The ‘risk to blue force’ factor will of course depend on the nature of the enemy—whether it’s a low-tech insurgent group like al-Shabaab or a high-tech nation-state like China.

The most practical areas to invest in military AI—at least in the short term—are those that are relevant to technologically uncontested domains, like Afghanistan. In state-versus-state conflict we must assume that potential adversaries are a match for us in AI—if not more advanced in the case of China—and will attempt to manipulate our AI systems or destroy them kinetically.

For the time being at least, AI is still short of human achievement when it comes to multitasking. A soldier can identify an enemy target, decide on a weapon system to employ against it, predict its path, and engage it. AI cannot currently accomplish that simple set of related tasks.

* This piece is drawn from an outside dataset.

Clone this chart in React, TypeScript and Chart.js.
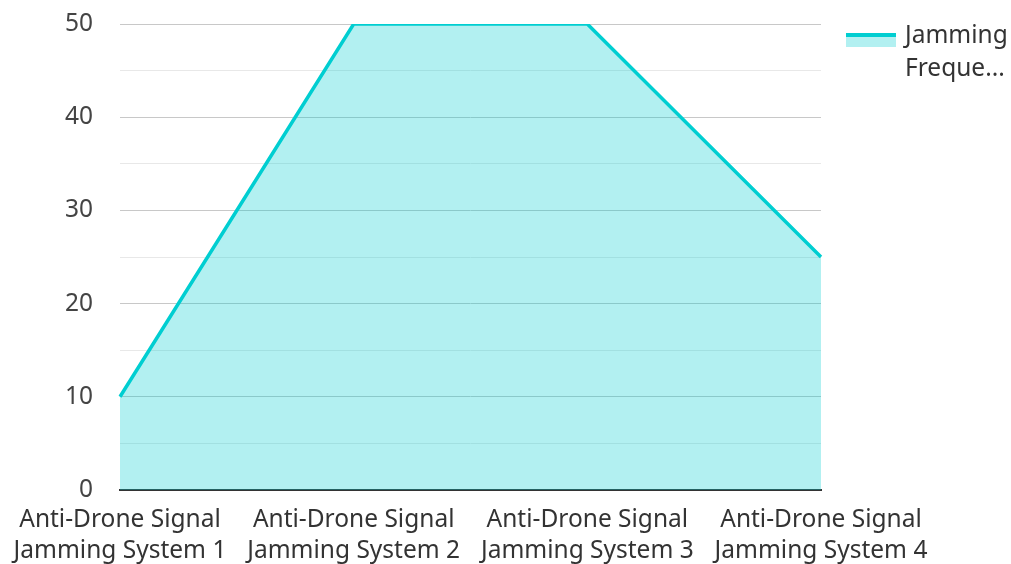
import React, { useEffect, useRef } from "react";
import { Chart, registerables } from "chart.js";

Chart.register(...registerables);

const categories: string[][] = [
  ["Anti-Drone Signal", "Jamming System 1"],
  ["Anti-Drone Signal", "Jamming System 2"],
  ["Anti-Drone Signal", "Jamming System 3"],
  ["Anti-Drone Signal", "Jamming System 4"],
];
const seriesName = "Jamming Frequency";
const legendLines = ["Jamming", "Freque..."];
const values = [10, 50, 50, 25];
const yTicks = [0, 10, 20, 30, 40, 50];

const LINE = "#00CED1";
const FILL = "rgba(0, 206, 209, 0.3)";
const FONT = "'Noto Sans', sans-serif";
const FS = 24.5;

const legendPlugin = {
  id: "customLegend",
  afterDraw(chart: any) {
    const ctx = chart.ctx;
    const x = 846;
    const y = 33;
    ctx.save();
    ctx.fillStyle = FILL;
    ctx.fillRect(x, y, 50, 14);
    ctx.fillStyle = LINE;
    ctx.fillRect(x, y, 50, 4);
    ctx.fillStyle = "#333";
    ctx.font = `${FS}px ${FONT}`;
    ctx.textBaseline = "middle";
    ctx.textAlign = "left";
    legendLines.forEach((t, i) => ctx.fillText(t, 905, 36 + i * 33));
    ctx.restore();
  },
};

export default function App() {
  const ref = useRef<HTMLCanvasElement | null>(null);
  useEffect(() => {
    if (!ref.current) return;
    const chart = new Chart(ref.current, {
      type: "line",
      data: {
        labels: categories,
        datasets: [
          {
            label: seriesName,
            data: values,
            borderColor: LINE,
            backgroundColor: FILL,
            borderWidth: 3.5,
            fill: "origin",
            pointRadius: 0,
            tension: 0,
          },
        ],
      },
      options: {
        animation: false,
        responsive: false,
        maintainAspectRatio: false,
        layout: { padding: { top: 24, right: 190, left: 0, bottom: 0 } },
        plugins: { legend: { display: false }, tooltip: { enabled: false } },
        scales: {
          x: {
            offset: false,
            grid: { display: false, drawTicks: false },
            border: { display: true, color: "#333", width: 2 },
            ticks: {
              color: "#333",
              font: { family: FONT, size: FS, lineHeight: 31 / FS },
              padding: 15,
              maxRotation: 0,
              autoSkip: false,
            },
            afterFit: (s: any) => {
              s.height = 74;
              s.paddingLeft = 0;
              s.paddingRight = 0;
            },
          },
          y: {
            min: 0,
            max: 50,
            grid: {
              drawTicks: false,
              color: (c: any) =>
                c.tick && c.tick.value % 10 === 0 ? "#c8c8c8" : "#e8e8e8",
              lineWidth: 1,
            },
            border: { display: false },
            ticks: {
              stepSize: 5,
              color: "#444",
              font: { family: FONT, size: FS },
              padding: 27,
              callback: (v: any) => (yTicks.includes(Number(v)) ? String(v) : ""),
            },
            afterFit: (s: any) => {
              s.width = 120;
              s.paddingTop = 0;
              s.paddingBottom = 0;
            },
          },
        },
      },
      plugins: [legendPlugin],
    });
    return () => chart.destroy();
  }, []);
  return (
    <div style={{ position: "fixed", left: 0, top: 0, width: 1011, height: 564, background: "#fff" }}>
      <canvas ref={ref} width={1011} height={564} style={{ display: "block" }} />
    </div>
  );
}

Potential AI problems can also arise from biased data and context misunderstanding. AI systems have problems distinguishing between correlation and causation. (One example is the correlation between drowning deaths and ice-cream sales. An AI system fed with data about these two outcomes would not be aware that the two correlate because they are a function of warmer weather. AI might conclude that to prevent drowning deaths, we should restrict ice-cream sales.)

However, AI is rapidly overcoming these basic limitations and we could see a much more comprehensive range of AI capabilities by 2030, particularly in the defence sector.

In the interim, we are likely to see an exponential increase in the use of AI in crewed platforms to allow humans to concentrate on the tasks that humans do better.

In the longer term, removing humans from combat platforms is a logical and likely progression. The US Air Force’s next-generation air superiority fighter is expected to include optional unmanned autonomous operation. And autonomous unmanned underwater attack platforms are expected to be in service with China’s navy long before Australia gets its first Attack-class submarine in the mid-2030s.